Losing a liquor license, even temporarily, is devastating. A suspension halts all alcohol sales during the suspension period, and the revenue loss usually dwarfs whatever fine was imposed. Permanent revocation effectively shuts down most bar operations entirely. This is why owners tend to fire employees who drink on the job immediately. The risk to the license is simply too high.
What many bartenders and bar owners overlook is that violating the Liquor Control Code can also be a criminal offense. Under MCL 436.1909, a licensee who violates the act or any rule under it is guilty of a misdemeanor punishable by up to six months in jail, a fine of up to $500, or both.4Michigan Legislature. Michigan Compiled Laws 436.1909 This criminal provision targets the licensee rather than the individual employee, but it underscores how seriously Michigan treats liquor law compliance. A bar owner who knowingly allows employees to drink on the job is not just risking an administrative fine but potentially a criminal record.
The bartender personally faces employment consequences rather than direct MLCC penalties. Since administrative fines and license sanctions fall on the establishment, the bartender’s primary risk is losing their job. Most employers treat on-duty drinking as a fireable offense without warnings or progressive discipline.
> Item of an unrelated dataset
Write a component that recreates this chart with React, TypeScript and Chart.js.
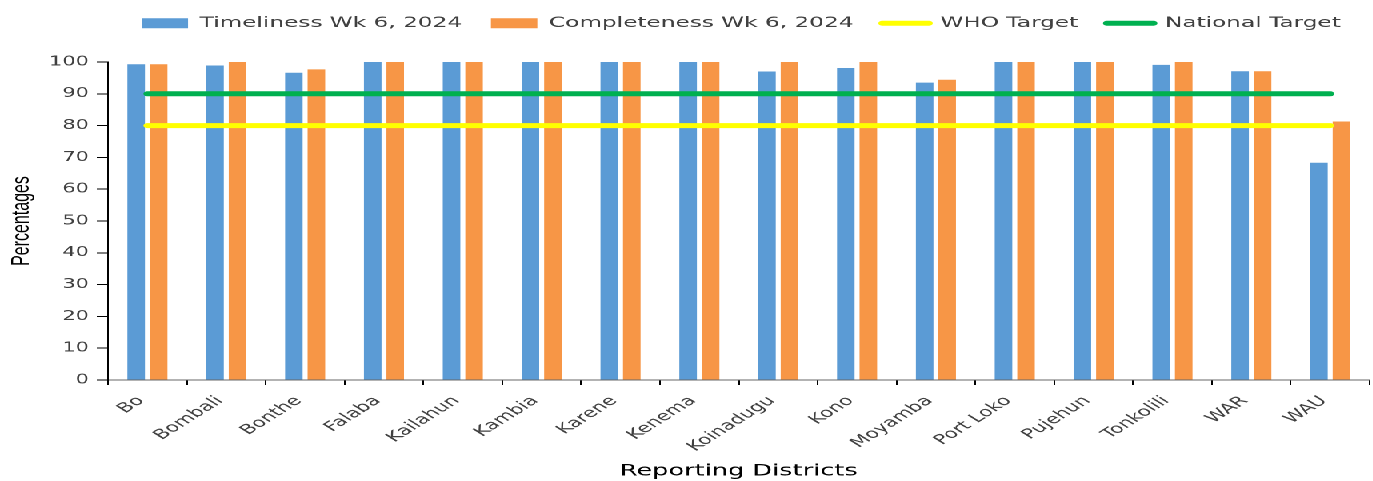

Beyond termination, a bartender who drinks while working and then over-serves a customer creates serious liability exposure. If that customer causes an accident, the establishment could face a dram shop lawsuit, and the bartender’s drinking would become evidence of negligent management at trial. While the bartender is not a defendant in the dram shop action itself, being identified as a contributing factor in litigation is the kind of thing that follows you in a small industry.
Michigan’s dram shop statute creates a specific right of action against a licensed retailer who sells or furnishes alcohol to a minor or a visibly intoxicated person, when that sale is a proximate cause of injury or death.5Michigan Legislature. Michigan Compiled Laws 436-1801 The connection to employee drinking is indirect but real: a bartender who is drinking on the job is more likely to misjudge a customer’s intoxication level and continue serving someone who should be cut off.
In a dram shop case, the plaintiff can recover actual damages, with a statutory minimum of $50. The lawsuit must be filed within two years of the injury, and the plaintiff must name the intoxicated person or minor as a defendant alongside the establishment.5Michigan Legislature. Michigan Compiled Laws 436-1801 Michigan’s dram shop act is the exclusive remedy for money damages against a licensee arising from the sale of alcohol, meaning plaintiffs cannot pursue separate common-law negligence claims against the bar for the same conduct.
For an establishment, evidence that a bartender was drinking while serving would be damaging in this kind of lawsuit. It would undercut the most common defense, which is that the licensee or its employees exercised reasonable care. A jury hearing that the bartender was drinking alongside customers is unlikely to believe the staff was paying close attention to how intoxicated those customers were becoming.